[WHAT YOU NEED TO DO] Without the pictures, output the lines of the material from the very first through the one that holds "const compLow = [3e-4, 3e-3, 3e-5, 1.5e-4, 1.5e-4, 7.5e-6];".

[DATA LINES]
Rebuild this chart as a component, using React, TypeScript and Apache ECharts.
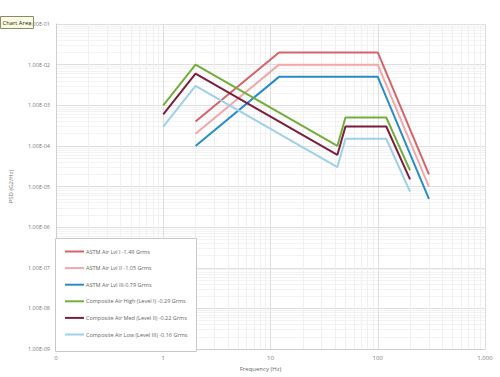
import React, { useEffect, useRef } from "react";
import * as echarts from "echarts";

const astmFreq = [2, 12, 100, 300];
const astmLvl1 = [4e-4, 2e-2, 2e-2, 2e-5];
const astmLvl2 = [2e-4, 1e-2, 1e-2, 1e-5];
const astmLvl3 = [1e-4, 5e-3, 5e-3, 5e-6];

const compFreq = [1, 2, 42, 50, 120, 200];
const compHigh = [1e-3, 1e-2, 1e-4, 5e-4, 5e-4, 2.5e-5];
const compMed = [6e-4, 6e-3, 6e-5, 3e-4, 3e-4, 1.5e-5];
const compLow = [3e-4, 3e-3, 3e-5, 1.5e-4, 1.5e-4, 7.5e-6];

const seriesNames = [
  "ASTM Air Lvl I -1.49 Grms",
  "ASTM Air Lvl II -1.05 Grms",
  "ASTM Air Lvl III-0.79 Grms",
  "Composite Air High (Level I) -0.29 Grms",
  "Composite Air Med (Level II) -0.22 Grms",
  "Composite Air Low (Level III) -0.16 Grms",
];
const seriesColors = ["#d6626b", "#f2a7aa", "#2a8cc9", "#74ad3c", "#7a1f3d", "#9fd0ea"];
const seriesFreqs = [astmFreq, astmFreq, astmFreq, compFreq, compFreq, compFreq];
const seriesValues = [astmLvl1, astmLvl2, astmLvl3, compHigh, compMed, compLow];

const FONT = "'Open Sans', sans-serif";

export default function App() {
  const ref = useRef<HTMLDivElement>(null);
  useEffect(() => {
    if (!ref.current) return;
    const chart = echarts.init(ref.current, null, { renderer: "svg" });
    const series = seriesNames.map((name, i) => ({
      name,
      type: "line",
      showSymbol: false,
      symbol: "none",
      lineStyle: { width: 2, color: seriesColors[i] },
      itemStyle: { color: seriesColors[i] },
      data: seriesFreqs[i].map((f, j) => [f, seriesValues[i][j]]),
      z: 3,
    }));
    chart.setOption({
      animation: false,
      backgroundColor: "#ffffff",
      grid: { left: 52, right: 15, top: 24, bottom: 25, containLabel: false },
      xAxis: {
        type: "log",
        logBase: 10,
        min: 0.1,
        max: 1000,
        name: "Frequency (Hz)",
        nameLocation: "middle",
        nameGap: 16,
        nameTextStyle: { fontSize: 6, color: "#666", fontFamily: FONT, padding: [0, 20, 0, 0] },
        axisLine: { show: true, lineStyle: { color: "#cfcfcf", width: 1 } },
        axisTick: { show: false },
        axisLabel: {
          fontSize: 6,
          color: "#777",
          fontFamily: FONT,
          margin: 6,
          formatter: (v: number) => (v < 1 ? "0" : Math.round(v).toLocaleString("en-US")),
        },
        splitLine: { show: true, lineStyle: { color: "#dedede", width: 1 } },
        minorTick: { show: false, splitNumber: 9 },
        minorSplitLine: { show: true, lineStyle: { color: "#f0f0f0", width: 1 } },
      },
      yAxis: {
        type: "log",
        logBase: 10,
        min: 1e-9,
        max: 1e-1,
        name: "PSD (G2/Hz)",
        nameLocation: "middle",
        nameGap: 42,
        nameTextStyle: { fontSize: 6, color: "#777", fontFamily: FONT },
        axisLine: { show: true, lineStyle: { color: "#cfcfcf", width: 1 } },
        axisTick: { show: false },
        axisLabel: {
          fontSize: 5.5,
          color: "#777",
          fontFamily: FONT,
          margin: 6,
          formatter: (v: number) => {
            const e = Math.round(Math.log10(v));
            const s = Math.abs(e) < 10 ? "0" + Math.abs(e) : String(Math.abs(e));
            return "1.00E" + (e < 0 ? "-" : "+") + s;
          },
        },
        splitLine: { show: true, lineStyle: { color: "#dedede", width: 1 } },
        minorTick: { show: false, splitNumber: 9 },
        minorSplitLine: { show: true, lineStyle: { color: "#f3f3f3", width: 1 } },
      },
      legend: {
        orient: "vertical",
        left: 65,
        top: 248,
        icon: "rect",
        itemWidth: 19,
        itemHeight: 2,
        itemGap: 9.6,
        padding: 0,
        textStyle: { fontSize: 5.5, color: "#666", fontFamily: FONT, lineHeight: 7, padding: [0, 0, 0, -3] },
        data: seriesNames,
      },
      graphic: [
        {
          type: "rect",
          left: 55,
          top: 238,
          shape: { width: 141, height: 113 },
          style: { fill: "#ffffff", stroke: "#c8c8c8", lineWidth: 1 },
          z: 1,
          zlevel: 0,
        },
        {
          type: "group",
          left: 0,
          top: 16,
          z: 100,
          children: [
            {
              type: "rect",
              shape: { x: 0, y: 0, width: 33, height: 12 },
              style: { fill: "#fbfbe0", stroke: "#8a8a70", lineWidth: 1 },
            },
            {
              type: "text",
              x: 2,
              y: 3,
              style: { text: "Chart Area", fontSize: 5.8, fill: "#222", fontFamily: FONT },
            },
          ],
        },
      ],
      series,
    });
    return () => chart.dispose();
  }, []);
  return <div ref={ref} style={{ width: 500, height: 377, position: "absolute", left: 0, top: 0 }} />;
}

[REPLY]
Rebuild this chart as a component, using React, TypeScript and Apache ECharts.
import React, { useEffect, useRef } from "react";
import * as echarts from "echarts";

const astmFreq = [2, 12, 100, 300];
const astmLvl1 = [4e-4, 2e-2, 2e-2, 2e-5];
const astmLvl2 = [2e-4, 1e-2, 1e-2, 1e-5];
const astmLvl3 = [1e-4, 5e-3, 5e-3, 5e-6];

const compFreq = [1, 2, 42, 50, 120, 200];
const compHigh = [1e-3, 1e-2, 1e-4, 5e-4, 5e-4, 2.5e-5];
const compMed = [6e-4, 6e-3, 6e-5, 3e-4, 3e-4, 1.5e-5];
const compLow = [3e-4, 3e-3, 3e-5, 1.5e-4, 1.5e-4, 7.5e-6];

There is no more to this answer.